--- Begin ---

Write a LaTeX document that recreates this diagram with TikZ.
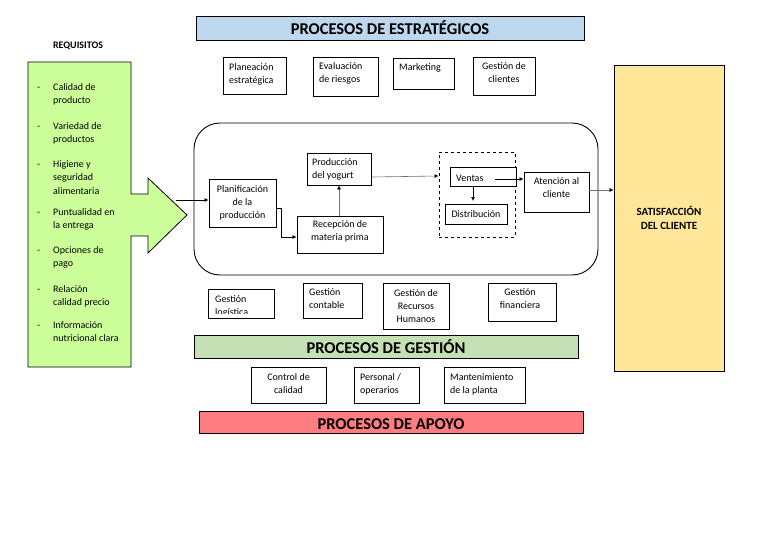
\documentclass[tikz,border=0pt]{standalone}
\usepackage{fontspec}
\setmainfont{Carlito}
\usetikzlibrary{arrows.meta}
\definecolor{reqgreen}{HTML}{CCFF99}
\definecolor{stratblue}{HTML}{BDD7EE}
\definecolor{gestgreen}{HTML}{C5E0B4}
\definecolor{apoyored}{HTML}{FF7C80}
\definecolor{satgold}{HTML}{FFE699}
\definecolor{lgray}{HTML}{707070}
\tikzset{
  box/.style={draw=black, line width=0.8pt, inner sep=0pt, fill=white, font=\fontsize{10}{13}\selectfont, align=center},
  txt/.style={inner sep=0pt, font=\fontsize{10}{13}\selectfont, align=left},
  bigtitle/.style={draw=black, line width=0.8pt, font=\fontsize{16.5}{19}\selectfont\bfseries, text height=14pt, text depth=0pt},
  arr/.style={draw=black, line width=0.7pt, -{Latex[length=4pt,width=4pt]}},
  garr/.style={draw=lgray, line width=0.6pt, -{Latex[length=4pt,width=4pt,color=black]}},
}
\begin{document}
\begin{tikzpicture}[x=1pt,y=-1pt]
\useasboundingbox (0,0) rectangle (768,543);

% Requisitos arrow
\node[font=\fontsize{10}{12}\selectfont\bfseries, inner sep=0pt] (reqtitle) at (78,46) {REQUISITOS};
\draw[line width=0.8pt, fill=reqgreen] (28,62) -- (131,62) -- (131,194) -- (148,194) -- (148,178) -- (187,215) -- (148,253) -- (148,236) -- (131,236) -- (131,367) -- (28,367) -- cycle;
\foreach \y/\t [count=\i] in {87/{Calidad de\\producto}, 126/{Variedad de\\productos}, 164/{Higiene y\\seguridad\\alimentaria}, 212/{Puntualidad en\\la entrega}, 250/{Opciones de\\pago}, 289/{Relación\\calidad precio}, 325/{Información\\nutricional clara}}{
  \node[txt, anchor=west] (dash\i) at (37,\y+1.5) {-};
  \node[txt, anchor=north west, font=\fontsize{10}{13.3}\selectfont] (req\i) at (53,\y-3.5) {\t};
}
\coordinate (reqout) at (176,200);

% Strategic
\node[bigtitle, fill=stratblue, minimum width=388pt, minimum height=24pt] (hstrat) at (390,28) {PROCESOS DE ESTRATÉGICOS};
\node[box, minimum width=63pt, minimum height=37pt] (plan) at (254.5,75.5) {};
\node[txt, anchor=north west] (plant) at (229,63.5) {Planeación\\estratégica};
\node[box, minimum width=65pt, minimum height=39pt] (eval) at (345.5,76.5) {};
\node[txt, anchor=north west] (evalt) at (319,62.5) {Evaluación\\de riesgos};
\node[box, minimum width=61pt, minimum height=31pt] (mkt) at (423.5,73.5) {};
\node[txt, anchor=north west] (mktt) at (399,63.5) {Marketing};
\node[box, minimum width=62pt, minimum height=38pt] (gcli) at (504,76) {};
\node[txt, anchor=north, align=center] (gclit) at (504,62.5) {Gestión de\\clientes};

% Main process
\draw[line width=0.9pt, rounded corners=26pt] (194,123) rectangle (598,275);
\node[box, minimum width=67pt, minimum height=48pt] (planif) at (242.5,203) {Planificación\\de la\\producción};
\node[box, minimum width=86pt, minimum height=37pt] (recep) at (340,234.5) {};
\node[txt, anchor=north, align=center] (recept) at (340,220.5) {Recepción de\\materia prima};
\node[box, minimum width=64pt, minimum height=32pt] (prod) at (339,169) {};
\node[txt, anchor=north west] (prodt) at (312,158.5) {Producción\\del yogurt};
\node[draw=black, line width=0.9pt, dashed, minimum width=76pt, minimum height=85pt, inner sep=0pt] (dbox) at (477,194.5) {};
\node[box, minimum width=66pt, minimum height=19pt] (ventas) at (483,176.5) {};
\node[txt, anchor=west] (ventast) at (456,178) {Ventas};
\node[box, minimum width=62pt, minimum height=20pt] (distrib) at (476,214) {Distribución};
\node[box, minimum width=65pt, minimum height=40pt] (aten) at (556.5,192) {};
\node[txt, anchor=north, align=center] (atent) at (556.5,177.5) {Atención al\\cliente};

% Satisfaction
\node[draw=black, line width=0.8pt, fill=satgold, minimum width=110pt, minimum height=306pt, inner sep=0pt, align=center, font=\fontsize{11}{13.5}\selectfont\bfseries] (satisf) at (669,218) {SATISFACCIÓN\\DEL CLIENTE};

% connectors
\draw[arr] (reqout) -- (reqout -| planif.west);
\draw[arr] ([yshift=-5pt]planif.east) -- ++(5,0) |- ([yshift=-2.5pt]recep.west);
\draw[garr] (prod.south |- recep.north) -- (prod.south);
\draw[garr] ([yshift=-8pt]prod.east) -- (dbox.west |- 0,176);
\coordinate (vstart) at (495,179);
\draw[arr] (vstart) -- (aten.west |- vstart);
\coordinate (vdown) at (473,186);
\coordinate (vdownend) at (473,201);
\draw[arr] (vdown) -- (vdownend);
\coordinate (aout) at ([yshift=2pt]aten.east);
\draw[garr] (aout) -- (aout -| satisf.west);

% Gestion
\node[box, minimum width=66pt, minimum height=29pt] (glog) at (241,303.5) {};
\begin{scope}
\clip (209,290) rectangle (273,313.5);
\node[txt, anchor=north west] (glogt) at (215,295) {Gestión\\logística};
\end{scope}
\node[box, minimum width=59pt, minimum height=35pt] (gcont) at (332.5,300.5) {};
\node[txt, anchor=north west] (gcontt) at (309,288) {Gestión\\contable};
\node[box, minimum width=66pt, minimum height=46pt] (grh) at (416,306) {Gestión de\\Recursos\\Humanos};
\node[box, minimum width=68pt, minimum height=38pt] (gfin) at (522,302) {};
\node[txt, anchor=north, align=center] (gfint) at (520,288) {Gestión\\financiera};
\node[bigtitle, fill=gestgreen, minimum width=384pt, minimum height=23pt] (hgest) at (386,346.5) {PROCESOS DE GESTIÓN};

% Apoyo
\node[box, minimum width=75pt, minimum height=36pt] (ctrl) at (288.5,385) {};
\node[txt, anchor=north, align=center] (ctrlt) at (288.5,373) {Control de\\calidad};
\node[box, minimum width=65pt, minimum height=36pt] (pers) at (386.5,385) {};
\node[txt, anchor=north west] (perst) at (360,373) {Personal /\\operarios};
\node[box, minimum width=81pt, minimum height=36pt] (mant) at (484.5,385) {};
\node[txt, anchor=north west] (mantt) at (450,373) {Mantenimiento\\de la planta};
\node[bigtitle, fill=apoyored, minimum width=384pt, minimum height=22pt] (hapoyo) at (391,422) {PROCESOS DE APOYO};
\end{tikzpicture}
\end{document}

--- End ---

**REQUIREMENT:**
Return the material word for word. Pictures are not part of the copy.

**SOLUTION FOR THIS PROBLEM:**
Write a LaTeX document that recreates this diagram with TikZ.
\documentclass[tikz,border=0pt]{standalone}
\usepackage{fontspec}
\setmainfont{Carlito}
\usetikzlibrary{arrows.meta}
\definecolor{reqgreen}{HTML}{CCFF99}
\definecolor{stratblue}{HTML}{BDD7EE}
\definecolor{gestgreen}{HTML}{C5E0B4}
\definecolor{apoyored}{HTML}{FF7C80}
\definecolor{satgold}{HTML}{FFE699}
\definecolor{lgray}{HTML}{707070}
\tikzset{
  box/.style={draw=black, line width=0.8pt, inner sep=0pt, fill=white, font=\fontsize{10}{13}\selectfont, align=center},
  txt/.style={inner sep=0pt, font=\fontsize{10}{13}\selectfont, align=left},
  bigtitle/.style={draw=black, line width=0.8pt, font=\fontsize{16.5}{19}\selectfont\bfseries, text height=14pt, text depth=0pt},
  arr/.style={draw=black, line width=0.7pt, -{Latex[length=4pt,width=4pt]}},
  garr/.style={draw=lgray, line width=0.6pt, -{Latex[length=4pt,width=4pt,color=black]}},
}
\begin{document}
\begin{tikzpicture}[x=1pt,y=-1pt]
\useasboundingbox (0,0) rectangle (768,543);

% Requisitos arrow
\node[font=\fontsize{10}{12}\selectfont\bfseries, inner sep=0pt] (reqtitle) at (78,46) {REQUISITOS};
\draw[line width=0.8pt, fill=reqgreen] (28,62) -- (131,62) -- (131,194) -- (148,194) -- (148,178) -- (187,215) -- (148,253) -- (148,236) -- (131,236) -- (131,367) -- (28,367) -- cycle;
\foreach \y/\t [count=\i] in {87/{Calidad de\\producto}, 126/{Variedad de\\productos}, 164/{Higiene y\\seguridad\\alimentaria}, 212/{Puntualidad en\\la entrega}, 250/{Opciones de\\pago}, 289/{Relación\\calidad precio}, 325/{Información\\nutricional clara}}{
  \node[txt, anchor=west] (dash\i) at (37,\y+1.5) {-};
  \node[txt, anchor=north west, font=\fontsize{10}{13.3}\selectfont] (req\i) at (53,\y-3.5) {\t};
}
\coordinate (reqout) at (176,200);

% Strategic
\node[bigtitle, fill=stratblue, minimum width=388pt, minimum height=24pt] (hstrat) at (390,28) {PROCESOS DE ESTRATÉGICOS};
\node[box, minimum width=63pt, minimum height=37pt] (plan) at (254.5,75.5) {};
\node[txt, anchor=north west] (plant) at (229,63.5) {Planeación\\estratégica};
\node[box, minimum width=65pt, minimum height=39pt] (eval) at (345.5,76.5) {};
\node[txt, anchor=north west] (evalt) at (319,62.5) {Evaluación\\de riesgos};
\node[box, minimum width=61pt, minimum height=31pt] (mkt) at (423.5,73.5) {};
\node[txt, anchor=north west] (mktt) at (399,63.5) {Marketing};
\node[box, minimum width=62pt, minimum height=38pt] (gcli) at (504,76) {};
\node[txt, anchor=north, align=center] (gclit) at (504,62.5) {Gestión de\\clientes};

% Main process
\draw[line width=0.9pt, rounded corners=26pt] (194,123) rectangle (598,275);
\node[box, minimum width=67pt, minimum height=48pt] (planif) at (242.5,203) {Planificación\\de la\\producción};
\node[box, minimum width=86pt, minimum height=37pt] (recep) at (340,234.5) {};
\node[txt, anchor=north, align=center] (recept) at (340,220.5) {Recepción de\\materia prima};
\node[box, minimum width=64pt, minimum height=32pt] (prod) at (339,169) {};
\node[txt, anchor=north west] (prodt) at (312,158.5) {Producción\\del yogurt};
\node[draw=black, line width=0.9pt, dashed, minimum width=76pt, minimum height=85pt, inner sep=0pt] (dbox) at (477,194.5) {};
\node[box, minimum width=66pt, minimum height=19pt] (ventas) at (483,176.5) {};
\node[txt, anchor=west] (ventast) at (456,178) {Ventas};
\node[box, minimum width=62pt, minimum height=20pt] (distrib) at (476,214) {Distribución};
\node[box, minimum width=65pt, minimum height=40pt] (aten) at (556.5,192) {};
\node[txt, anchor=north, align=center] (atent) at (556.5,177.5) {Atención al\\cliente};

% Satisfaction
\node[draw=black, line width=0.8pt, fill=satgold, minimum width=110pt, minimum height=306pt, inner sep=0pt, align=center, font=\fontsize{11}{13.5}\selectfont\bfseries] (satisf) at (669,218) {SATISFACCIÓN\\DEL CLIENTE};

% connectors
\draw[arr] (reqout) -- (reqout -| planif.west);
\draw[arr] ([yshift=-5pt]planif.east) -- ++(5,0) |- ([yshift=-2.5pt]recep.west);
\draw[garr] (prod.south |- recep.north) -- (prod.south);
\draw[garr] ([yshift=-8pt]prod.east) -- (dbox.west |- 0,176);
\coordinate (vstart) at (495,179);
\draw[arr] (vstart) -- (aten.west |- vstart);
\coordinate (vdown) at (473,186);
\coordinate (vdownend) at (473,201);
\draw[arr] (vdown) -- (vdownend);
\coordinate (aout) at ([yshift=2pt]aten.east);
\draw[garr] (aout) -- (aout -| satisf.west);

% Gestion
\node[box, minimum width=66pt, minimum height=29pt] (glog) at (241,303.5) {};
\begin{scope}
\clip (209,290) rectangle (273,313.5);
\node[txt, anchor=north west] (glogt) at (215,295) {Gestión\\logística};
\end{scope}
\node[box, minimum width=59pt, minimum height=35pt] (gcont) at (332.5,300.5) {};
\node[txt, anchor=north west] (gcontt) at (309,288) {Gestión\\contable};
\node[box, minimum width=66pt, minimum height=46pt] (grh) at (416,306) {Gestión de\\Recursos\\Humanos};
\node[box, minimum width=68pt, minimum height=38pt] (gfin) at (522,302) {};
\node[txt, anchor=north, align=center] (gfint) at (520,288) {Gestión\\financiera};
\node[bigtitle, fill=gestgreen, minimum width=384pt, minimum height=23pt] (hgest) at (386,346.5) {PROCESOS DE GESTIÓN};

% Apoyo
\node[box, minimum width=75pt, minimum height=36pt] (ctrl) at (288.5,385) {};
\node[txt, anchor=north, align=center] (ctrlt) at (288.5,373) {Control de\\calidad};
\node[box, minimum width=65pt, minimum height=36pt] (pers) at (386.5,385) {};
\node[txt, anchor=north west] (perst) at (360,373) {Personal /\\operarios};
\node[box, minimum width=81pt, minimum height=36pt] (mant) at (484.5,385) {};
\node[txt, anchor=north west] (mantt) at (450,373) {Mantenimiento\\de la planta};
\node[bigtitle, fill=apoyored, minimum width=384pt, minimum height=22pt] (hapoyo) at (391,422) {PROCESOS DE APOYO};
\end{tikzpicture}
\end{document}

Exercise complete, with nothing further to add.